-- Start of Extracted entries --
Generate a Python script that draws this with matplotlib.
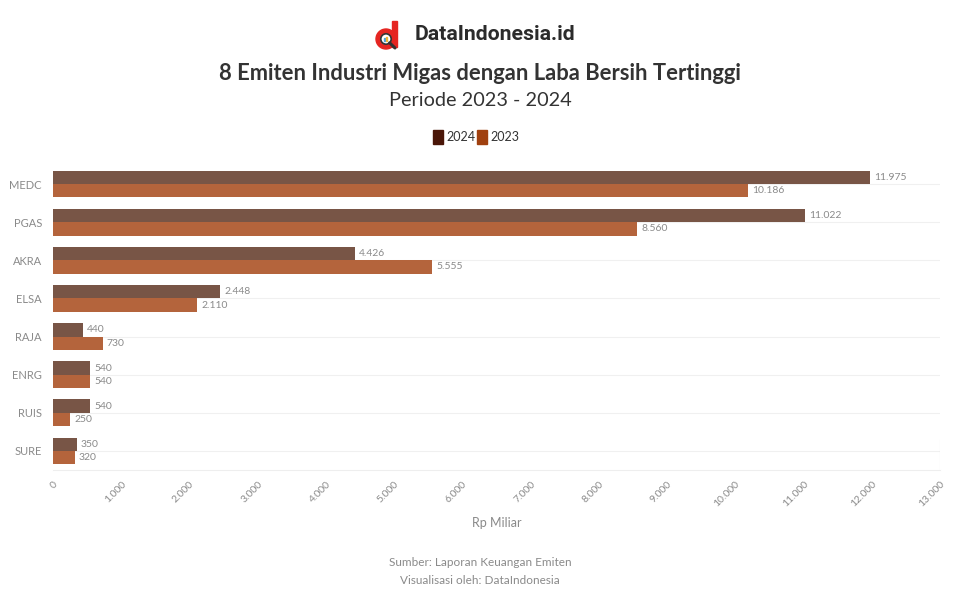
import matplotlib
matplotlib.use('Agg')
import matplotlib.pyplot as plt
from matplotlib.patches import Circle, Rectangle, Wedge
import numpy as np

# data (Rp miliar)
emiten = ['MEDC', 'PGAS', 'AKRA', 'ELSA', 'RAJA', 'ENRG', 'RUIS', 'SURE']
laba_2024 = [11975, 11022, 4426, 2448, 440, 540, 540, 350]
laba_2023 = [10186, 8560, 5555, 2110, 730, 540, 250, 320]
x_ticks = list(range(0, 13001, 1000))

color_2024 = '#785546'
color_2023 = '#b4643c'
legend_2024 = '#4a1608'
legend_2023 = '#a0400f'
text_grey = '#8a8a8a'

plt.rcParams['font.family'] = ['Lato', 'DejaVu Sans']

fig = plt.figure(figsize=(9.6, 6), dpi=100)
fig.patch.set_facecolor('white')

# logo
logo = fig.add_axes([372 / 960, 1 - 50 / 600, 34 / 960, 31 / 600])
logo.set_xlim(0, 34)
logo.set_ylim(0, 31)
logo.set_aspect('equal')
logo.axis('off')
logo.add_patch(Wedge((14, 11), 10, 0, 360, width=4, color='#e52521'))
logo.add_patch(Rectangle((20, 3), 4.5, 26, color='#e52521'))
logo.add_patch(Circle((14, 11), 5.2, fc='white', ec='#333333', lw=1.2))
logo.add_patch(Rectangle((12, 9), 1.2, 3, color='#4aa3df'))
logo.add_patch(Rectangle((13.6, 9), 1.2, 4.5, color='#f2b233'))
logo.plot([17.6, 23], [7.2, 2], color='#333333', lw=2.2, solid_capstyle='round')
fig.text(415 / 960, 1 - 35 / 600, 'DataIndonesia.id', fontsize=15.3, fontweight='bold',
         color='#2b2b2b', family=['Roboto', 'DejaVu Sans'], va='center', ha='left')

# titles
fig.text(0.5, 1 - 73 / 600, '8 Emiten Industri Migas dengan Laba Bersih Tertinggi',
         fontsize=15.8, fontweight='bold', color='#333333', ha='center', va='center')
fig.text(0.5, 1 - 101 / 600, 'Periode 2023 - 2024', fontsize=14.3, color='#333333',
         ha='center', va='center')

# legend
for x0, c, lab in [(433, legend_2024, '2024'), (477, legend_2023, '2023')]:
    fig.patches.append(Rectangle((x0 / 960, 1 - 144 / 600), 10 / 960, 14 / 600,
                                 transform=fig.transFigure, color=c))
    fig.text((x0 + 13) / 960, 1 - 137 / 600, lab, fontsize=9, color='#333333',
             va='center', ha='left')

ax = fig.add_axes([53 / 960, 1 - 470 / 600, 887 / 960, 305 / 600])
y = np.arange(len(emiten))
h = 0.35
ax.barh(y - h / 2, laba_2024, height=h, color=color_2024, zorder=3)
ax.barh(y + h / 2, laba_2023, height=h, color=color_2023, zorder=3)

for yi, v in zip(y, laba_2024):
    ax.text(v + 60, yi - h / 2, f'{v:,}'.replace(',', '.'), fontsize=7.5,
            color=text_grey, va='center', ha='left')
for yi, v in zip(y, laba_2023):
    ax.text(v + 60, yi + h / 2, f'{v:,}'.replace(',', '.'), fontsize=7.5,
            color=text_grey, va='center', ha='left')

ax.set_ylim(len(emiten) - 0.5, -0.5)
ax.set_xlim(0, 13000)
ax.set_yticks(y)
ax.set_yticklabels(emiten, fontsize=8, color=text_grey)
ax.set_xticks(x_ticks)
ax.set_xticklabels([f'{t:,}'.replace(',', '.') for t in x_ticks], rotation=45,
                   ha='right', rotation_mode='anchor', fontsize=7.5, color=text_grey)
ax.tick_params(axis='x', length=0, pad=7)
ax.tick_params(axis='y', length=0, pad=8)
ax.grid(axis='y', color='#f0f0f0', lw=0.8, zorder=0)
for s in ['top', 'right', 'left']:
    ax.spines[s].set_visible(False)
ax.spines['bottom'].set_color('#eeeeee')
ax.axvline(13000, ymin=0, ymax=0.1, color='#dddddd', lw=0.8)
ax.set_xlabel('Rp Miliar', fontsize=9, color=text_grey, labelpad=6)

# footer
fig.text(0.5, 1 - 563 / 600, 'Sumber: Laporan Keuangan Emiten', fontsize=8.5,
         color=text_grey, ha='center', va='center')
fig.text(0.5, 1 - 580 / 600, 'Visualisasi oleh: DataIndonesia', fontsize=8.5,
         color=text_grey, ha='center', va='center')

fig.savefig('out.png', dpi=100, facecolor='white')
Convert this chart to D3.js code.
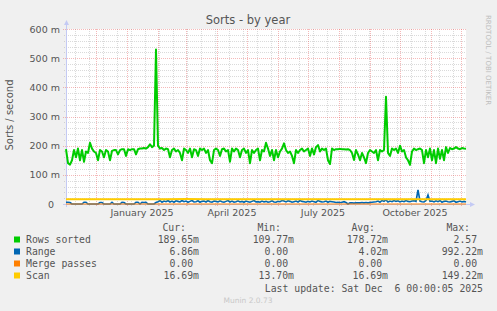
-- End of Extracted entries --
- What is asked: Nothing in the entries above should change when they are printed again, except that the pictures are dropped.

- Written solution:
Generate a Python script that draws this with matplotlib.
import matplotlib
matplotlib.use('Agg')
import matplotlib.pyplot as plt
from matplotlib.patches import Circle, Rectangle, Wedge
import numpy as np

# data (Rp miliar)
emiten = ['MEDC', 'PGAS', 'AKRA', 'ELSA', 'RAJA', 'ENRG', 'RUIS', 'SURE']
laba_2024 = [11975, 11022, 4426, 2448, 440, 540, 540, 350]
laba_2023 = [10186, 8560, 5555, 2110, 730, 540, 250, 320]
x_ticks = list(range(0, 13001, 1000))

color_2024 = '#785546'
color_2023 = '#b4643c'
legend_2024 = '#4a1608'
legend_2023 = '#a0400f'
text_grey = '#8a8a8a'

plt.rcParams['font.family'] = ['Lato', 'DejaVu Sans']

fig = plt.figure(figsize=(9.6, 6), dpi=100)
fig.patch.set_facecolor('white')

# logo
logo = fig.add_axes([372 / 960, 1 - 50 / 600, 34 / 960, 31 / 600])
logo.set_xlim(0, 34)
logo.set_ylim(0, 31)
logo.set_aspect('equal')
logo.axis('off')
logo.add_patch(Wedge((14, 11), 10, 0, 360, width=4, color='#e52521'))
logo.add_patch(Rectangle((20, 3), 4.5, 26, color='#e52521'))
logo.add_patch(Circle((14, 11), 5.2, fc='white', ec='#333333', lw=1.2))
logo.add_patch(Rectangle((12, 9), 1.2, 3, color='#4aa3df'))
logo.add_patch(Rectangle((13.6, 9), 1.2, 4.5, color='#f2b233'))
logo.plot([17.6, 23], [7.2, 2], color='#333333', lw=2.2, solid_capstyle='round')
fig.text(415 / 960, 1 - 35 / 600, 'DataIndonesia.id', fontsize=15.3, fontweight='bold',
         color='#2b2b2b', family=['Roboto', 'DejaVu Sans'], va='center', ha='left')

# titles
fig.text(0.5, 1 - 73 / 600, '8 Emiten Industri Migas dengan Laba Bersih Tertinggi',
         fontsize=15.8, fontweight='bold', color='#333333', ha='center', va='center')
fig.text(0.5, 1 - 101 / 600, 'Periode 2023 - 2024', fontsize=14.3, color='#333333',
         ha='center', va='center')

# legend
for x0, c, lab in [(433, legend_2024, '2024'), (477, legend_2023, '2023')]:
    fig.patches.append(Rectangle((x0 / 960, 1 - 144 / 600), 10 / 960, 14 / 600,
                                 transform=fig.transFigure, color=c))
    fig.text((x0 + 13) / 960, 1 - 137 / 600, lab, fontsize=9, color='#333333',
             va='center', ha='left')

ax = fig.add_axes([53 / 960, 1 - 470 / 600, 887 / 960, 305 / 600])
y = np.arange(len(emiten))
h = 0.35
ax.barh(y - h / 2, laba_2024, height=h, color=color_2024, zorder=3)
ax.barh(y + h / 2, laba_2023, height=h, color=color_2023, zorder=3)

for yi, v in zip(y, laba_2024):
    ax.text(v + 60, yi - h / 2, f'{v:,}'.replace(',', '.'), fontsize=7.5,
            color=text_grey, va='center', ha='left')
for yi, v in zip(y, laba_2023):
    ax.text(v + 60, yi + h / 2, f'{v:,}'.replace(',', '.'), fontsize=7.5,
            color=text_grey, va='center', ha='left')

ax.set_ylim(len(emiten) - 0.5, -0.5)
ax.set_xlim(0, 13000)
ax.set_yticks(y)
ax.set_yticklabels(emiten, fontsize=8, color=text_grey)
ax.set_xticks(x_ticks)
ax.set_xticklabels([f'{t:,}'.replace(',', '.') for t in x_ticks], rotation=45,
                   ha='right', rotation_mode='anchor', fontsize=7.5, color=text_grey)
ax.tick_params(axis='x', length=0, pad=7)
ax.tick_params(axis='y', length=0, pad=8)
ax.grid(axis='y', color='#f0f0f0', lw=0.8, zorder=0)
for s in ['top', 'right', 'left']:
    ax.spines[s].set_visible(False)
ax.spines['bottom'].set_color('#eeeeee')
ax.axvline(13000, ymin=0, ymax=0.1, color='#dddddd', lw=0.8)
ax.set_xlabel('Rp Miliar', fontsize=9, color=text_grey, labelpad=6)

# footer
fig.text(0.5, 1 - 563 / 600, 'Sumber: Laporan Keuangan Emiten', fontsize=8.5,
         color=text_grey, ha='center', va='center')
fig.text(0.5, 1 - 580 / 600, 'Visualisasi oleh: DataIndonesia', fontsize=8.5,
         color=text_grey, ha='center', va='center')

fig.savefig('out.png', dpi=100, facecolor='white')
Convert this chart to D3.js code.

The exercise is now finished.